While listing the exceptions makes it sound like the exceptions swallow the rule but the homestead exemption is quite generous.   It will allow a debtor to retain a free and clear home if the payments were paid over the customary period of time in most instances.   

It is important to note that some individuals may voluntarily refrain from asserting their homestead exemption in bankruptcy, to gain additional personal property exemptions ($4000.00 individual or $8000.00. married couple filing jointly.

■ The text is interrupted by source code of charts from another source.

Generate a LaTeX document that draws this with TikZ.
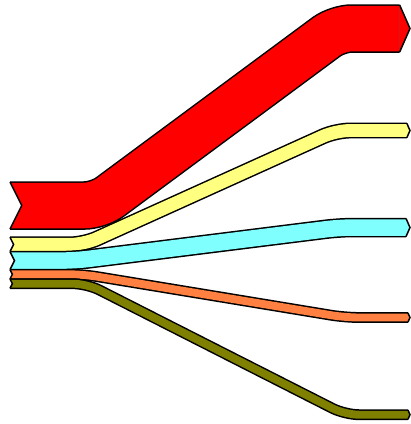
\documentclass[tikz,border=0pt]{standalone}
\definecolor{flowred}{RGB}{255,0,0}
\definecolor{flowyellow}{RGB}{255,255,128}
\definecolor{flowcyan}{RGB}{128,255,255}
\definecolor{floworange}{RGB}{255,128,64}
\definecolor{flowolive}{RGB}{128,128,0}
\begin{document}
\begin{tikzpicture}[
        x=1pt, y=-1pt,
        band/.style={line width=1.5pt, draw=black, double=#1, rounded corners=14pt},
        flowend/.style={line width=1.5pt, draw=black, line join=miter}
    ]
    \useasboundingbox (0,0) rectangle (411,424);
    \def\xs{10}
    \def\xt{410}
    % colour / left y / right y / width / left bend / right bend
    \def\flows{flowred/205.5/28.5/47/98.5/337.7,
        flowyellow/244.4/130.5/14.4/84/336,
        flowcyan/260.6/227.5/18/75/340,
        floworange/274.3/317.5/9.4/83/345,
        flowolive/283.7/414.7/9.4/87/345}

    % bands
    \foreach \col/\yl/\yr/\w/\xl/\xr in \flows {
        \pgfmathsetmacro\gap{\w-1.5}
        \pgfmathsetmacro\xe{\xt-0.22*\w}
        \draw[band=\col, double distance=\gap pt]
            (\xs,\yl) -- (\xl,\yl) -- (\xr,\yr) -- (\xe,\yr);
    }

    % tails and heads
    \foreach \col/\yl/\yr/\w/\xl/\xr in \flows {
        \pgfmathsetmacro\h{\w/2}
        \pgfmathsetmacro\xe{\xt-0.22*\w}
        \path[flowend, fill=white] (\xs,{\yl-\h}) -- ({\xs+0.25*\w},\yl) -- (\xs,{\yl+\h});
        \path[flowend, fill=\col] (\xe,{\yr-\h}) -- (\xt,\yr) -- (\xe,{\yr+\h});
    }
\end{tikzpicture}
\end{document}
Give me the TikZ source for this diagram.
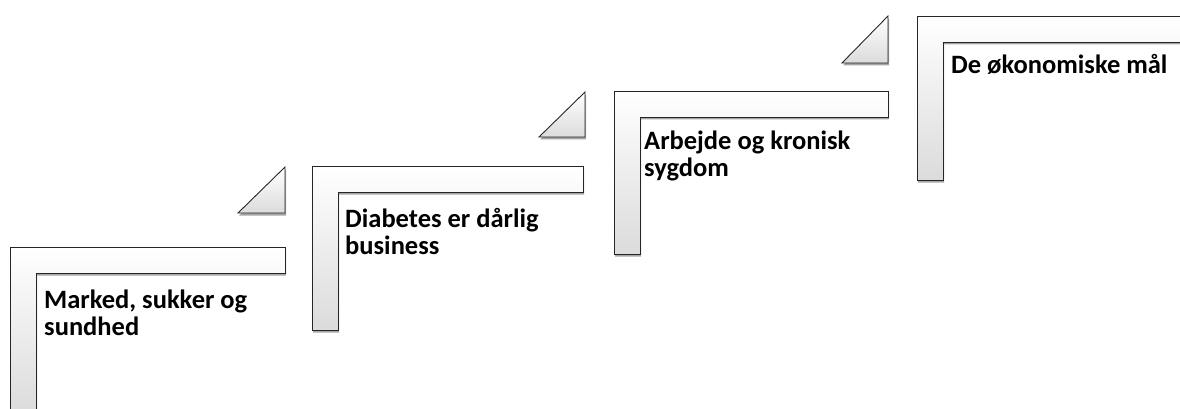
\documentclass[tikz,border=0pt]{standalone}
\usepackage{fontspec}
\setmainfont{Carlito}
\usetikzlibrary{shadows}
% one step of the stair: \stair(left,top)(right,bottom)
\def\stair(#1,#2)(#3,#4){\draw[stairstyle] (#1,#2) -- (#3,#2) -- (#3,#2+26) -- (#1+26,#2+26) -- (#1+26,#4) -- (#1,#4) -- cycle;}
\def\wedge(#1,#2)(#3,#4){\draw[stairstyle] (#1,#4) -- (#3,#2) -- (#3,#4) -- cycle;}
\tikzset{
  stairstyle/.style={draw=black!85, line width=0.9pt, top color=white, bottom color=black!14,
    drop shadow={shadow xshift=1pt, shadow yshift=-2.5pt, opacity=0.5, fill=black!70}},
  steptext/.style={anchor=base west, inner sep=0pt, align=left, font=\bfseries\fontsize{26.5}{27}\selectfont}
}
\begin{document}
\begin{tikzpicture}[x=1pt, y=-1pt]
		\useasboundingbox (0,0) rectangle (1180,409);
		
		%%%%% STEPS %%%%%
		\stair(10,247)(285,415);
		\stair(312,166)(583,330);
		\stair(614,91)(888,254);
		\stair(917,16)(1192,180);
		
		\wedge(238,167)(285,213);
		\wedge(539,92)(585,137);
		\wedge(842,16)(888,63);
		
		%%%%% LABELS %%%%%
		\node[steptext] (marked) at (44,335) {Marked, sukker og\\sundhed};
		\node[steptext] (diabetes) at (345,254) {Diabetes er dårlig\\business};
		\node[steptext] (arbejde) at (644,176) {Arbejde og kronisk\\sygdom};
		\node[steptext] (maal) at (951,74) {De økonomiske mål};
\end{tikzpicture}
\end{document}
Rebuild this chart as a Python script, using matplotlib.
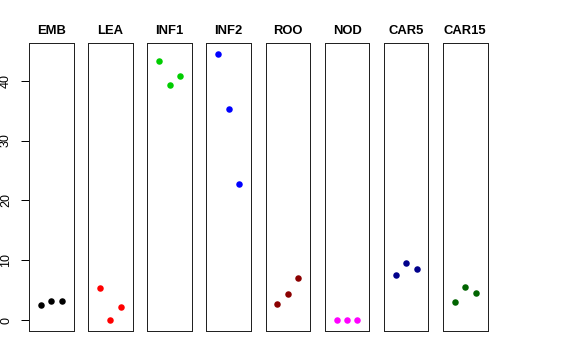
import numpy as np
import matplotlib.pyplot as plt

plt.rcParams['font.family'] = ['Liberation Sans', 'DejaVu Sans']

tissues = ['EMB', 'LEA', 'INF1', 'INF2', 'ROO', 'NOD', 'CAR5', 'CAR15']
colors = ['black', 'red', '#00CD00', 'blue', '#8B0000', 'magenta', '#00008B', '#006400']
reps = [1, 2, 3]
values = [
    [2.6, 3.2, 3.3],
    [5.4, 0.0, 2.25],
    [43.3, 39.2, 40.8],
    [44.5, 35.2, 22.8],
    [2.7, 4.4, 7.0],
    [0.0, 0.05, 0.1],
    [7.55, 9.65, 8.55],
    [3.05, 5.55, 4.6],
]
yticks = [0, 10, 20, 30, 40]

W, H = 576, 360
fig = plt.figure(figsize=(W / 72, H / 72), dpi=72)

ymin = 0
ymax = max(max(v) for v in values)
pad = 0.04 * (ymax - ymin)

left0, step, pw = 29, 59.15, 44.5
bottom, ph = 29, 288

for i, (name, col, vals) in enumerate(zip(tissues, colors, values)):
    ax = fig.add_axes([(left0 + i * step) / W, bottom / H, pw / W, ph / H])
    ax.plot(reps, vals, 'o', color=col, ms=6.5, mec='none')
    ax.set_xlim(-0.14, 4.14)
    ax.set_ylim(ymin - pad, ymax + pad)
    ax.set_xticks([])
    ax.set_title(name, fontsize=13, fontweight='bold', pad=9)
    for s in ax.spines.values():
        s.set_linewidth(1)
        s.set_color('#222222')
    if i == 0:
        ax.set_yticks(yticks)
        ax.tick_params(axis='y', length=8, width=1, pad=9, labelsize=12.5)
        for lab in ax.get_yticklabels():
            lab.set_rotation(90)
            lab.set_va('center')
    else:
        ax.set_yticks([])

fig.savefig('out.png', dpi=72)
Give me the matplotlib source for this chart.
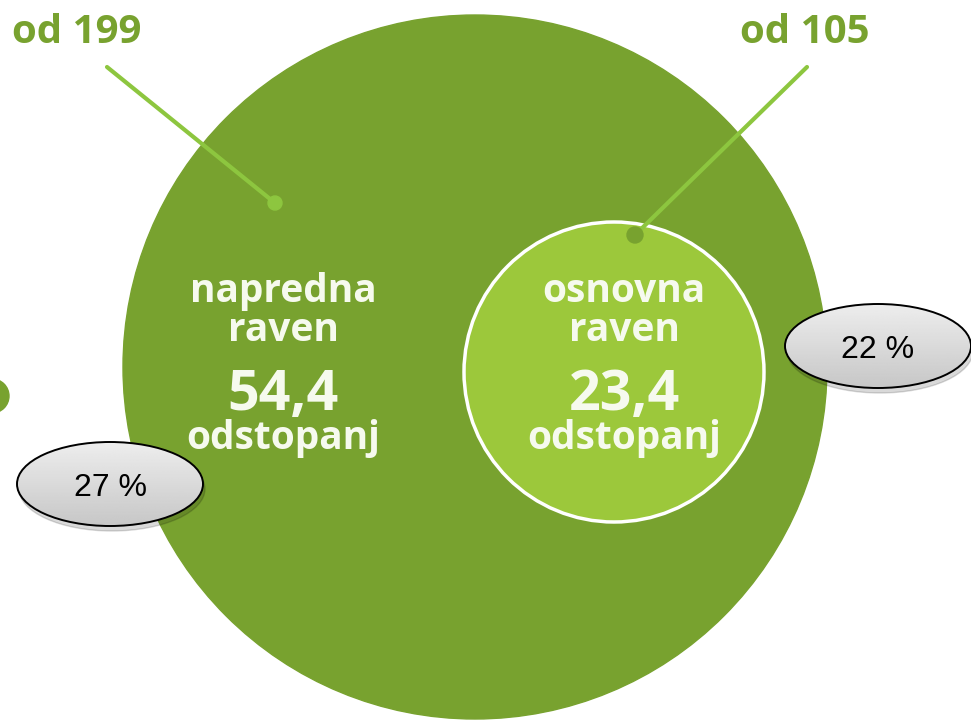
import matplotlib.pyplot as plt
import numpy as np
from matplotlib.patches import Circle, Ellipse

# podatki
ravni = ["napredna\nraven", "osnovna\nraven"]
odstopanja = [54.4, 23.4]
skupaj = [199, 105]
deleži = [27, 22]

temno_zelena = "#78a22f"
svetlo_zelena = "#9cc83b"
crta_zelena = "#8dc63f"
bela = "#f6faee"

fig = plt.figure(figsize=(9.71, 7.21), dpi=100)
ax = fig.add_axes([0, 0, 1, 1])
ax.set_xlim(0, 971)
ax.set_ylim(721, 0)
ax.axis("off")

# velik krog in del sosednje pike na robu
ax.add_patch(Circle((475, 367), 352, color=temno_zelena, zorder=1))
ax.add_patch(Circle((-8, 396), 17, color=temno_zelena, zorder=1))

# manjsi krog
ax.add_patch(Circle((614, 372), 150, facecolor=svetlo_zelena, edgecolor="white",
                    linewidth=2.5, zorder=2))

# oznake z linijami
ax.plot([107, 275], [67, 203], color=crta_zelena, linewidth=3, zorder=3, solid_capstyle="round")
ax.add_patch(Circle((275, 203), 7, color=crta_zelena, zorder=3))
ax.plot([807, 635], [67, 235], color=crta_zelena, linewidth=3, zorder=3, solid_capstyle="round")
ax.add_patch(Circle((635, 235), 8, color=temno_zelena, zorder=4))

ax.text(12, 43, f"od {skupaj[0]}", color=temno_zelena, fontsize=29, fontweight="bold",
        family="Open Sans", ha="left", va="baseline")
ax.text(870, 43, f"od {skupaj[1]}", color=temno_zelena, fontsize=29, fontweight="bold",
        family="Open Sans", ha="right", va="baseline")

# besedila v krogih
sredine = [283, 624]
for i in range(len(ravni)):
    x = sredine[i]
    vrstice = ravni[i].split("\n")
    ax.text(x, 302, vrstice[0], color=bela, fontsize=28, fontweight="bold",
            family="Open Sans", ha="center", va="baseline", zorder=5)
    ax.text(x, 341, vrstice[1], color=bela, fontsize=28, fontweight="bold",
            family="Open Sans", ha="center", va="baseline", zorder=5)
    ax.text(x, 410, f"{odstopanja[i]:.1f}".replace(".", ","), color=bela, fontsize=40,
            fontweight="bold", family="Open Sans", ha="center", va="baseline", zorder=5)
    ax.text(x, 449, "odstopanj", color=bela, fontsize=28, fontweight="bold",
            family="Open Sans", ha="center", va="baseline", zorder=5)

# sivi oblački z odstotki
gradient = np.linspace(0.93, 0.78, 100).reshape(-1, 1)
oblacki = [(110, 484), (878, 346)]
for i in range(len(deleži)):
    cx, cy = oblacki[i]
    w, h = 186, 84
    ax.add_patch(Ellipse((cx + 2, cy + 5), w, h, color="black", alpha=0.15, zorder=6))
    el = Ellipse((cx, cy), w, h, facecolor="none", edgecolor="black", linewidth=1.4, zorder=8)
    ax.add_patch(el)
    img = ax.imshow(gradient, cmap="gray", vmin=0, vmax=1, aspect="auto",
                    extent=(cx - w / 2, cx + w / 2, cy + h / 2, cy - h / 2), zorder=7)
    img.set_clip_path(el)
    ax.text(cx, cy + 4, f"{deleži[i]} %", fontsize=23, family="Liberation Sans",
            color="black", ha="center", va="center", zorder=9)

ax.set_xlim(0, 971)
ax.set_ylim(721, 0)

fig.savefig("out.png", dpi=100)
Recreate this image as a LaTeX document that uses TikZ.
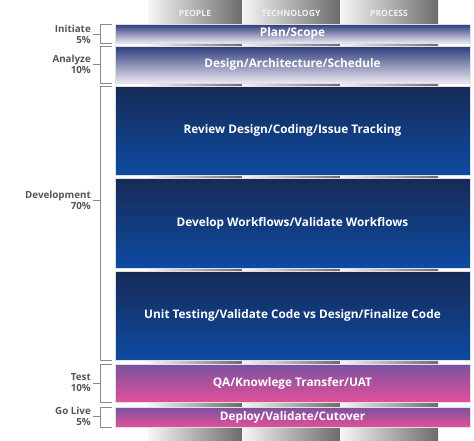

It is important to note that homestead is a matter of intent.     However, the Court, if faced with a dispute, will look to other evidence for indications that intend to permanently reside in your home.    Therefore, you should do all of the things the one who permanently resides somewhere would do:

  • Move in and actually reside there.   Refrain from actions that may be considered indicative that you do not reside there such as having your mail sent to a different address, regularly sleeping or keeping the majority if your belongings at another location,  renting the property to someone else, or otherwise doing anything inconsistent with your intent to permanently reside in the home.
  • Change the address on your driver’s license, voter’s registration, and any other records that require a permanent address.    Children should attend school in their home district or any other district where it is permissible for them to attend based upon your address.    Unless you have a post office box for the receipt of mail, you should change your mailing address to the residence.
  • Register for the homestead exemption in your county within the appropriate timeframe.    The award of the homestead exemption for taxes is administrative so that the County can more easily keep track of the homestead exemption.   In order to be entitled to the exemption, an owner needs to be residing in the home beginning prior to January 1 of the year in question and does not lose the exemption for the residence until the next year, even if the owner moves out prior to the end of the year.    Because the County uses this administrative convenience to determine homesteads for purposes of the property taxes, it possible that the debtor’s exemption for tax purposes and exemption for creditor protection purposes might not be the same.     This is not usually the case.
  • Residents who have been in Florida for less than 730 days may not be permitted the Florida homestead exemption because the bankruptcy laws may require the use of different exemptions.

The assertion of the homestead exemption is an important decision that I recommend discussing with a lawyer as the implications can be far-reaching.